Wie Sex Praktiken zum Tod einer Frau führten
Im Februar verblutete eine 46-Jährige. Im Prozess wurden nun die Plädoyers gehalten
Im Prozess um den Tod einer 46-jährigen Frau, die im Februar durch Sex-Praktiken derart schwere Verletzungen erlitt, dass sie daran verblutete, deutet alles auf ein vergleichsweise mildes Urteil gegen den Angeklagten hin. Rainer M.*, ein 57-jähriger Mann, der zuletzt in einem kleinen Ein-Zimmer-Appartement in der Jakobvorstadt gelebt hatte, war ursprünglich wegen des Vorwurfs der Vergewaltigung mit Todesfolge angeklagt worden. Davon rückte die Staatsanwaltschaft am gestrigen Verhandlungstag ab.

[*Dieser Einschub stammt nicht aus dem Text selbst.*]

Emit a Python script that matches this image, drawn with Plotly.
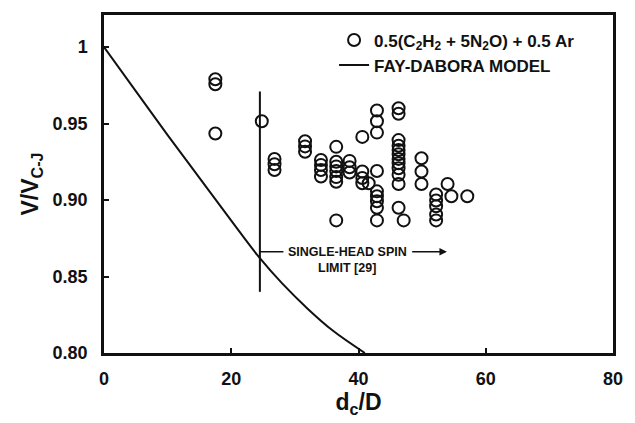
import plotly.graph_objects as go

# ---------------- data ----------------
# Experimental points: 0.5(C2H2 + 5N2O) + 0.5 Ar
exp_x = [17.5, 17.5, 17.5,
         24.8,
         26.8, 26.8, 26.8,
         31.6, 31.6, 31.6,
         34.1, 34.1, 34.1, 34.1,
         36.5, 36.5, 36.5, 36.5, 36.5, 36.5, 36.5,
         38.6, 38.6, 38.6,
         40.6, 40.6, 40.6, 40.6,
         41.6,
         42.9, 42.9, 42.9, 42.9, 42.9, 42.9, 42.9, 42.9, 42.9,
         46.3, 46.3, 46.3, 46.3, 46.3, 46.3, 46.3, 46.3, 46.3, 46.3, 46.3, 46.3,
         47.1,
         49.9, 49.9, 49.9,
         52.2, 52.2, 52.2, 52.2, 52.2,
         54.0, 54.6, 57.1]
exp_y = [0.979, 0.9757, 0.9435,
         0.9515,
         0.9269, 0.9234, 0.9197,
         0.9385, 0.9351, 0.9316,
         0.9262, 0.9230, 0.9197, 0.9154,
         0.9348, 0.9250, 0.9220, 0.9190, 0.9150, 0.9120, 0.8867,
         0.9256, 0.9215, 0.9180,
         0.9413, 0.9187, 0.9144, 0.9110,
         0.9110,
         0.9586, 0.9515, 0.9441, 0.9190, 0.9057, 0.9025, 0.8992, 0.8950, 0.8867,
         0.9600, 0.9564, 0.9392, 0.9355, 0.9327, 0.9299, 0.9269, 0.9241, 0.9208, 0.9165, 0.9105, 0.8950,
         0.8867,
         0.9273, 0.9187, 0.9105,
         0.9036, 0.8997, 0.8960, 0.8906, 0.8867,
         0.9105, 0.9025, 0.9025]

# Fay-Dabora model curve
fd_x = [0.0, 5.0, 10.0, 15.0, 20.0, 24.5, 28.0, 32.0, 36.0, 41.0]
fd_y = [1.0, 0.9712, 0.9425, 0.9145, 0.8866, 0.8620, 0.8455, 0.8290, 0.8145, 0.80]

# Single-head spin limit
spin_x = 24.5
spin_y = [0.84, 0.971]
spin_arrow_y = 0.8662
spin_lead_x = [24.5, 28.2]
spin_arrow_x = [48.2, 53.9]
spin_text_x = 38.2
spin_text_y = [0.8662, 0.8555]

x_ticks = [0, 20, 40, 60, 80]
y_ticks = [0.80, 0.85, 0.90, 0.95, 1.0]
y_ticktext = ["0.80", "0.85", "0.90", "0.95", "1"]

FONT = "Liberation Sans, Arial, sans-serif"
INK = "#111111"

fig = go.Figure()

fig.add_trace(go.Scatter(
    x=exp_x, y=exp_y, mode="markers",
    name="0.5(C<sub>2</sub>H<sub>2</sub> + 5N<sub>2</sub>O) + 0.5 Ar",
    marker=dict(symbol="circle-open", size=12, color=INK, line=dict(width=2, color=INK)),
))
fig.add_trace(go.Scatter(
    x=fd_x, y=fd_y, mode="lines", name="FAY-DABORA MODEL",
    line=dict(color=INK, width=2, shape="spline", smoothing=1.0),
))

# spin limit vertical line
fig.add_shape(type="line", xref="x", yref="y", x0=spin_x, x1=spin_x,
              y0=spin_y[0], y1=spin_y[1], line=dict(color=INK, width=2))
fig.add_shape(type="line", xref="x", yref="y", x0=spin_lead_x[0], x1=spin_lead_x[1],
              y0=spin_arrow_y, y1=spin_arrow_y, line=dict(color=INK, width=1.5))
fig.add_annotation(x=spin_arrow_x[1], y=spin_arrow_y, ax=spin_arrow_x[0], ay=spin_arrow_y,
                   xref="x", yref="y", axref="x", ayref="y", text="",
                   showarrow=True, arrowhead=2, arrowsize=1, arrowwidth=1.5, arrowcolor=INK)
fig.add_annotation(x=spin_text_x, y=spin_text_y[0], xref="x", yref="y",
                   text="SINGLE-HEAD SPIN", showarrow=False,
                   font=dict(family=FONT, size=12.5, color=INK, weight="bold"))
fig.add_annotation(x=spin_text_x, y=spin_text_y[1], xref="x", yref="y",
                   text="LIMIT [29]", showarrow=False,
                   font=dict(family=FONT, size=12.5, color=INK, weight="bold"))

axis_common = dict(
    showline=True, linecolor=INK, linewidth=2.5, mirror=True,
    ticks="inside", ticklen=5, tickwidth=2, tickcolor=INK,
    showgrid=False, zeroline=False,
    tickfont=dict(family=FONT, size=18, color=INK, weight="bold"),
)

fig.update_layout(
    width=635, height=423,
    margin=dict(l=104, r=12, t=14, b=68),
    paper_bgcolor="white", plot_bgcolor="white",
    font=dict(family=FONT, color=INK),
    xaxis=dict(range=[0, 80], tickvals=x_ticks, ticklabelstandoff=8,
               title=dict(text="d<sub>c</sub>/D", standoff=6,
                          font=dict(family=FONT, size=23, color=INK, weight="bold")),
               **axis_common),
    yaxis=dict(range=[0.80, 1.021], tickvals=y_ticks, ticktext=y_ticktext, ticklabelstandoff=10,
               title=dict(text="V/V<sub>C-J</sub>", standoff=8,
                          font=dict(family=FONT, size=23, color=INK, weight="bold")),
               **axis_common),
    showlegend=True,
    legend=dict(x=0.452, y=0.978, xanchor="left", yanchor="top",
                bgcolor="rgba(0,0,0,0)", borderwidth=0,
                font=dict(family=FONT, size=17, color=INK, weight="bold"),
                tracegroupgap=0, itemwidth=30),
)

fig.write_html("out.html")
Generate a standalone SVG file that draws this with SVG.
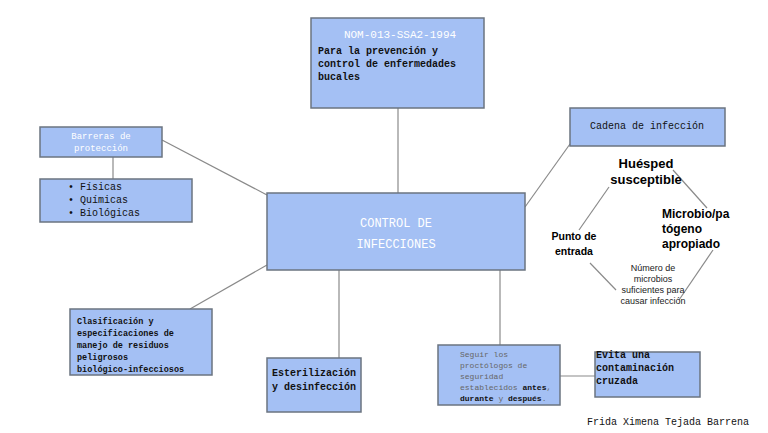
<svg xmlns="http://www.w3.org/2000/svg" width="768" height="433" viewBox="0 0 768 433">
<style>
.b{fill:#a4c0f4;stroke:#6b7480;stroke-width:1.5}
.m{font-family:"Liberation Mono",monospace;font-size:10px;fill:#111}
.mb{font-family:"Liberation Mono",monospace;font-size:10px;fill:#111;font-weight:bold}
.w{font-family:"Liberation Mono",monospace;fill:#fff}
.s{font-family:"Liberation Sans",sans-serif;font-weight:bold;fill:#000}
.c line{stroke:#8a8a8a;stroke-width:1.2}
</style>
<rect width="768" height="433" fill="#fff"/>
<g class="c">
<line x1="398" y1="108" x2="398" y2="193"/>
<line x1="162" y1="140" x2="267" y2="195"/>
<line x1="113" y1="157" x2="113" y2="179"/>
<line x1="525" y1="207" x2="570" y2="144"/>
<line x1="267" y1="265" x2="190" y2="309"/>
<line x1="339" y1="270" x2="339" y2="358"/>
<line x1="500" y1="270" x2="500" y2="345"/>
<line x1="560" y1="376" x2="595" y2="376"/>
<line x1="609" y1="187" x2="579" y2="230" stroke="#555"/>
<line x1="673" y1="170" x2="707" y2="208" stroke="#555"/>
<line x1="713" y1="250" x2="679" y2="300" stroke="#555"/>
<line x1="590" y1="263" x2="616" y2="290" stroke="#555"/>
</g>
<g id="nom"><rect class="b" x="311" y="18" width="173" height="90"/>
<text class="w" x="400" y="38" font-size="11" text-anchor="middle">NOM-013-SSA2-1994</text>
<text class="mb" x="318" y="54">Para la prevención y</text>
<text class="mb" x="318" y="67">control de enfermedades</text>
<text class="mb" x="318" y="80">bucales</text></g>
<g id="barreras"><rect class="b" x="40" y="127" width="122" height="30"/>
<text class="w" x="101" y="139" font-size="9" text-anchor="middle">Barreras de</text>
<text class="w" x="101" y="151" font-size="9" text-anchor="middle">protección</text></g>
<g id="tipos"><rect class="b" x="40" y="179" width="152" height="43"/>
<text class="m" x="68" y="190" font-size="11">•    Físicas</text>
<text class="m" x="68" y="203" font-size="11">•    Químicas</text>
<text class="m" x="68" y="216" font-size="11">•    Biológicas</text></g>
<g id="centro"><rect class="b" x="267" y="193" width="258" height="77"/>
<text class="w" x="396" y="227" font-size="12" text-anchor="middle">CONTROL DE</text>
<text class="w" x="396" y="248" font-size="12" text-anchor="middle">INFECCIONES</text></g>
<g id="cadena"><rect class="b" x="570" y="108" width="155" height="38"/>
<text class="m" x="647" y="129" font-size="11" text-anchor="middle">Cadena de infección</text></g>
<g id="ciclo">
<text class="s" x="646" y="168" font-size="13" text-anchor="middle">Huésped</text>
<text class="s" x="646" y="184" font-size="13" text-anchor="middle">susceptible</text>
<text class="s" x="662" y="218" font-size="12">Microbio/pa</text>
<text class="s" x="662" y="233" font-size="12">tógeno</text>
<text class="s" x="662" y="248" font-size="12">apropiado</text>
<text class="s" x="574" y="240" font-size="10.5" text-anchor="middle">Punto de</text>
<text class="s" x="574" y="255" font-size="10.5" text-anchor="middle">entrada</text>
<g font-family="Liberation Sans,sans-serif" font-size="9" fill="#222" text-anchor="middle">
<text x="653" y="271">Número de</text><text x="653" y="282">microbios</text>
<text x="653" y="293">suficientes para</text><text x="653" y="304">causar infección</text></g></g>
<g id="clasificacion"><rect class="b" x="70" y="309" width="142" height="66"/>
<g font-family="Liberation Mono,monospace" font-size="8.5" font-weight="bold" fill="#111">
<text x="77" y="324">Clasificación y</text><text x="77" y="336">especificaciones de</text>
<text x="77" y="348">manejo de residuos</text><text x="77" y="360">peligrosos</text>
<text x="77" y="372">biológico-infecciosos</text></g></g>
<g id="esterilizacion"><rect class="b" x="267" y="358" width="94" height="54"/>
<text class="mb" x="314" y="376" text-anchor="middle">Esterilización</text>
<text class="mb" x="314" y="390" text-anchor="middle">y desinfección</text></g>
<g id="seguir"><rect class="b" x="438" y="345" width="122" height="60"/>
<g font-family="Liberation Mono,monospace" font-size="8" fill="#666">
<text x="460" y="357">Seguir los</text><text x="460" y="368">proctólogos de</text>
<text x="460" y="379">seguridad</text>
<text x="460" y="390">establecidos <tspan font-weight="bold" fill="#111">antes</tspan>,</text>
<text x="460" y="401"><tspan font-weight="bold" fill="#111">durante</tspan> y <tspan font-weight="bold" fill="#111">después</tspan>.</text></g></g>
<g id="evita"><rect class="b" x="595" y="352" width="105" height="45"/>
<text class="mb" x="596" y="358">Evita una</text>
<text class="mb" x="596" y="371">contaminación</text>
<text class="mb" x="596" y="384">cruzada</text></g>
<text class="m" x="587" y="425" font-size="9.5">Frida Ximena Tejada Barrena</text>
</svg>
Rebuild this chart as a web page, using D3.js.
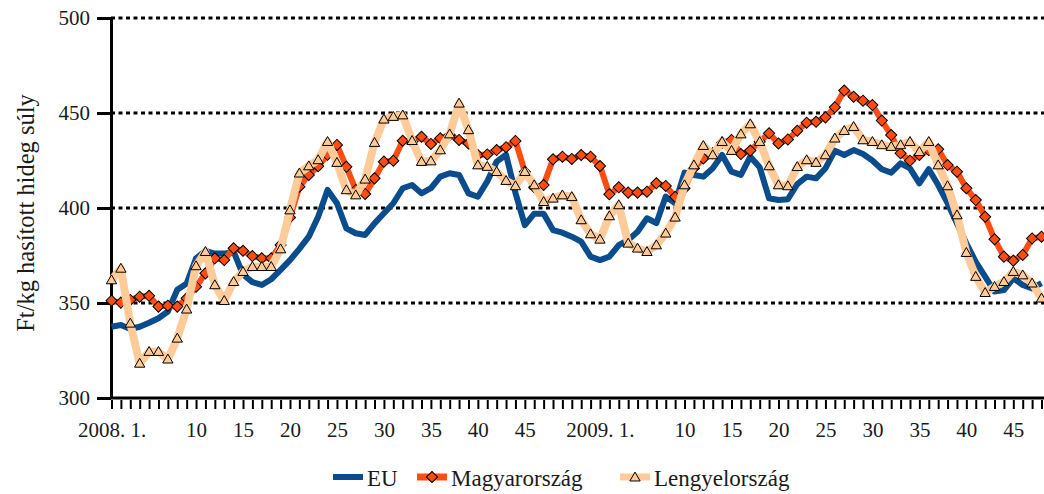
<!DOCTYPE html>
<html>
<head>
<meta charset="utf-8">
<script src="https://d3js.org/d3.v7.min.js"></script>
<style>
  body { margin: 0; background: #fff; }
  svg { display: block; font-family: "Liberation Serif", "DejaVu Serif", serif; }
  .grid line { stroke: #000; stroke-width: 3; stroke-dasharray: 4,3.5; }
  .axis path, .axis line { stroke: #000; }
  .axis text { font-family: "Liberation Serif", "DejaVu Serif", serif; font-size: 21px; fill: #1a1a1a; }
</style>
</head>
<body>
<div id="chart"></div>
<script>

// weekly categories: 2008 weeks 1-52, 2009 weeks 1-48
var categories = [];
[[2008, 52], [2009, 48]].forEach(function(y) {
  for (var w = 1; w <= y[1]; w++) categories.push(y[0] + "-" + w);
});

var tickCats   = ["2008-1","2008-10","2008-15","2008-20","2008-25","2008-30","2008-35","2008-40","2008-45",
                  "2009-1","2009-10","2009-15","2009-20","2009-25","2009-30","2009-35","2009-40","2009-45"];
var tickLabels = ["2008. 1.","10","15","20","25","30","35","40","45",
                  "2009. 1.","10","15","20","25","30","35","40","45"];
var yTicks = [300, 350, 400, 450, 500];

var eu = [337.5,338.4,336.3,337.5,339.6,342,345.5,357,360.3,373.5,377.5,376,376,377,365,361,359.5,362.5,367.4,372.6,
  378.5,384.9,395.4,409.5,402.5,389.3,386.7,385.8,391.9,397.2,402.5,410.4,412.1,407.7,410.4,416.5,418.3,417.4,407.7,405.9,
  414,424.4,428,408,391,397,397,388.4,387,384.9,382.3,374.4,372.6,374.4,380.5,383.2,387.5,394.6,392,406,
  402.5,418.6,417.4,416.5,420.9,427.9,419.1,417.4,427,421.4,405.1,404.2,404.6,412.6,416.5,415.6,420.9,430.2,427.9,430.5,
  428.4,425,420.4,418.6,423.5,420.9,413,420.4,412.1,402.5,391.9,381.4,371.7,363.9,356,356.8,363,359.5,357.7,360.4];

var magyar = [351.2,350.2,351.6,353.3,353.8,348.1,348.6,348.1,352.5,358.6,365.6,373.5,372.6,378.8,377.5,374.7,373.5,373.5,380.5,395,
  411.2,417.4,422,428,433.2,421.7,409.5,407.4,415.6,424.4,424.9,435.4,434.9,437.5,433.7,436.7,438.4,435.8,434,427.9,
  428.2,430.5,432,435.3,419.1,410.9,412.1,425.6,427,425.8,427.9,427,422.1,407.2,410.9,408.1,408.1,408.6,413,411.6,
  405.9,410.4,420.9,426.1,428.8,434.4,435.8,428.4,430.2,434.9,439.3,434,436.1,440.7,444.9,445.4,447.7,453,461.8,458.6,
  456.5,454.2,446,438.4,428.8,424.9,427.9,430.5,430.9,422.6,419.1,410.4,404.2,395.4,383.5,374.4,372.3,375.3,384,384.9];

var lengyel = [362.1,368.2,339.3,318.2,324.4,324.4,320.4,331.4,346.7,369.5,377,359.5,351.2,361.2,366.5,369.1,369.1,369.1,378.4,398.9,
  418.3,422.1,425.3,434.9,423.9,409.5,406.8,415.1,434.4,446.7,448.1,448.9,435.4,424.4,424.7,430.5,438.9,455.1,441.1,422.6,
  421.8,419.1,414.4,411.6,419.1,412.1,403.3,405.1,406.8,405.9,393.7,386.3,383.5,395.8,401.6,381.4,378.8,377,380.5,386.7,
  395.1,412.1,422.6,432.8,427.9,434.9,430.2,438.9,444.2,434.9,422.1,412.1,411.6,421.7,425.3,423.9,427.9,436.7,440.7,442.8,
  435.8,434.9,433.2,432.3,433.2,434.9,429.6,434.9,422.6,411.6,396.3,376.5,363.9,355.4,358.6,361.2,366.5,364.7,360.4,352.5];

var seriesNames = ["EU", "Magyarország", "Lengyelország"];
var colors = ["#0B4C8C", "#FF4D12", "#FFCC99"];

var W = 1044, H = 494;
var x = d3.scalePoint().domain(categories).range([111.5, 1041.5]);
var y = d3.scaleLinear().domain([300, 500]).range([398, 18]);

var svg = d3.select("#chart").append("svg").attr("width", W).attr("height", H);

// gridlines
svg.append("g").attr("class", "grid")
  .selectAll("line").data(yTicks.slice(1)).enter().append("line")
  .attr("x1", 111).attr("x2", W)
  .attr("y1", function(d){ return y(d); }).attr("y2", function(d){ return y(d); });

// x axis
var xAxis = svg.append("g").attr("class", "axis")
  .attr("transform", "translate(0," + y(300) + ")")
  .call(d3.axisBottom(x).tickSize(11).tickSizeOuter(0)
    .tickFormat(function(d){ var k = tickCats.indexOf(d); return k < 0 ? "" : tickLabels[k]; }));
xAxis.select(".domain").attr("stroke-width", 3).attr("d", "M111,0H" + W);
xAxis.selectAll(".tick line").attr("stroke-width", 2).attr("y1", 2);
xAxis.selectAll(".tick text").attr("dy", 0).attr("y", 39);

// y axis
var yAxis = svg.append("g").attr("class", "axis")
  .attr("transform", "translate(111,0)")
  .call(d3.axisLeft(y).tickValues(yTicks).tickSize(14).tickSizeOuter(0).tickPadding(7));
yAxis.select(".domain").attr("stroke-width", 3);
yAxis.selectAll(".tick line").attr("stroke-width", 3);

svg.append("text")
  .attr("transform", "translate(25,213) rotate(-90)")
  .attr("text-anchor", "middle")
  .attr("dy", "0.35em")
  .style("font-size", "24.5px").attr("fill", "#1a1a1a")
  .text("Ft/kg hasított hideg súly");

// lines
var line = d3.line().x(function(d, i){ return x(categories[i]); }).y(function(d){ return y(d); });
var data = [eu, magyar, lengyel];
var widths = [6, 6, 8];

var diamond = d3.symbol().type(d3.symbolSquare).size(62)();
var triangle = d3.symbol().type(d3.symbolTriangle).size(46)();

data.forEach(function(vals, s) {
  var g = svg.append("g");
  g.append("path").datum(vals)
    .attr("d", line).attr("fill", "none")
    .attr("stroke", colors[s]).attr("stroke-width", widths[s])
    .attr("stroke-linejoin", "round");
  if (s === 1) {
    g.selectAll("path.m").data(vals).enter().append("path").attr("class", "m")
      .attr("d", diamond)
      .attr("transform", function(d, i){ return "translate(" + x(categories[i]) + "," + y(d) + ") rotate(45)"; })
      .attr("fill", colors[1]).attr("stroke", "#000").attr("stroke-width", 1);
  }
  if (s === 2) {
    g.selectAll("path.m").data(vals).enter().append("path").attr("class", "m")
      .attr("d", triangle)
      .attr("transform", function(d, i){ return "translate(" + x(categories[i]) + "," + (y(d) + 0.8) + ")"; })
      .attr("fill", colors[2]).attr("stroke", "#000").attr("stroke-width", 1);
  }
});

// legend
var legX = [333, 417, 620];
var leg = svg.append("g");
seriesNames.forEach(function(name, s) {
  var g = leg.append("g").attr("transform", "translate(" + legX[s] + ",477)");
  g.append("line").attr("x1", 0).attr("x2", 30).attr("stroke", colors[s]).attr("stroke-width", s === 0 ? 6 : 7);
  if (s === 1) g.append("path").attr("d", diamond).attr("transform", "translate(15,0) rotate(45)")
      .attr("fill", colors[1]).attr("stroke", "#000");
  if (s === 2) g.append("path").attr("d", triangle).attr("transform", "translate(15,1)")
      .attr("fill", colors[2]).attr("stroke", "#000");
  g.append("text").attr("x", 34).attr("y", 9)
    .style("font-size", "23px").attr("fill", "#1a1a1a").text(name);
});

</script>
</body>
</html>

Staatsanwalt Michael Nißl plädierte vor der Schwurgerichtskammer des Augsburger Landgerichtes auf eine Haftstrafe von zwei Jahren und sechs Monaten – wegen fahrlässiger Tötung. Zudem sei die Unterbringung in einer Entziehungsanstalt notwendig. Der ursprüngliche Anklagevorwurf, sagte Nißl, lasse sich nicht aufrecht erhalten. Es stehe zwar fest, dass der Angeklagte die Verletzungen der Frau, an denen sie letztlich starb, verursacht habe. Doch auch wenn es Indizien gebe, die gegen eine Einvernehmlichkeit der Sex-Praktiken sprechen, ergebe sich daraus kein gesichertes Bild. Der Staatsanwalt hält den Angeklagten zudem für nur eingeschränkt schuldfähig.
Ähnlich sahen es Marion Zech, Anwältin eines Sohnes der verstorbenen Frau, der im Prozess als Nebenkläger auftritt, und Marco Müller, Verteidiger des Angeklagten. Zech schloss sich den Forderungen der Staatsanwaltschaft an, Müller plädierte auf ein Jahr wegen fahrlässiger Tötung. Rainer M.*, der Angeklagte, hatte am ersten Verhandlungstag eine Verantwortung für den Tod der Frau eingestanden, zugleich aber dementiert, sie vergewaltigt zu haben. Die „Spielchen“seien einvernehmlich gewesen.
Ein medizinischer Sachverständiger hatte zuletzt dargelegt, dass das Verbluten der 46-Jährigen im Februar wohl länger als fünf Stunden gedauert haben muss. Hervorgerufen hatte die tödliche Verletzung im Intimbereich der Frau wohl ein ausladender Ring an der Hand des Angeklagten. Beide, Angeklagter und Opfer, waren schwer alkoholkrank und in der Tatnacht alkoholisiert. Man müsse davon ausgehen, sagte der Sachverständige, dass Rainer M.* vor der Tat seit Tagen oder Wochen nie unter 0,5 Promille Alkohol im Blut gehabt habe. Am jüngsten Verhandlungstag erstattete der psychiatrische Sachverständige Richard Gruber sein Gutachten über den Angeklagten. Dieser war 2004 erstmals ins Bezirksrankenhaus eingeliefert und monatelang stationär behandelt worden; Ärzte diagnostizierten bei ihm eine schizophrene Psychose. Im Laufe der Jahre kam er immer wieder in die Psychiatrie. Die Erkrankung, sagte Gruber, wirke bei dem Angeklagten bis heute nach, mit Folgen auf alle Lebensbereiche. Zur Tatzeit sei die Steuerungsfähigkeit des Mannes erheblich gemindert gewesen. „Aus psychiatrischer Sicht wäre ihm zu wünschen, dass er in eine stationäre Behandlung kommt.“
Der Angeklagte sagte zum Schluss, er trage eine große Mitschuld. Am Freitag will die Kammer ein Urteil fällen.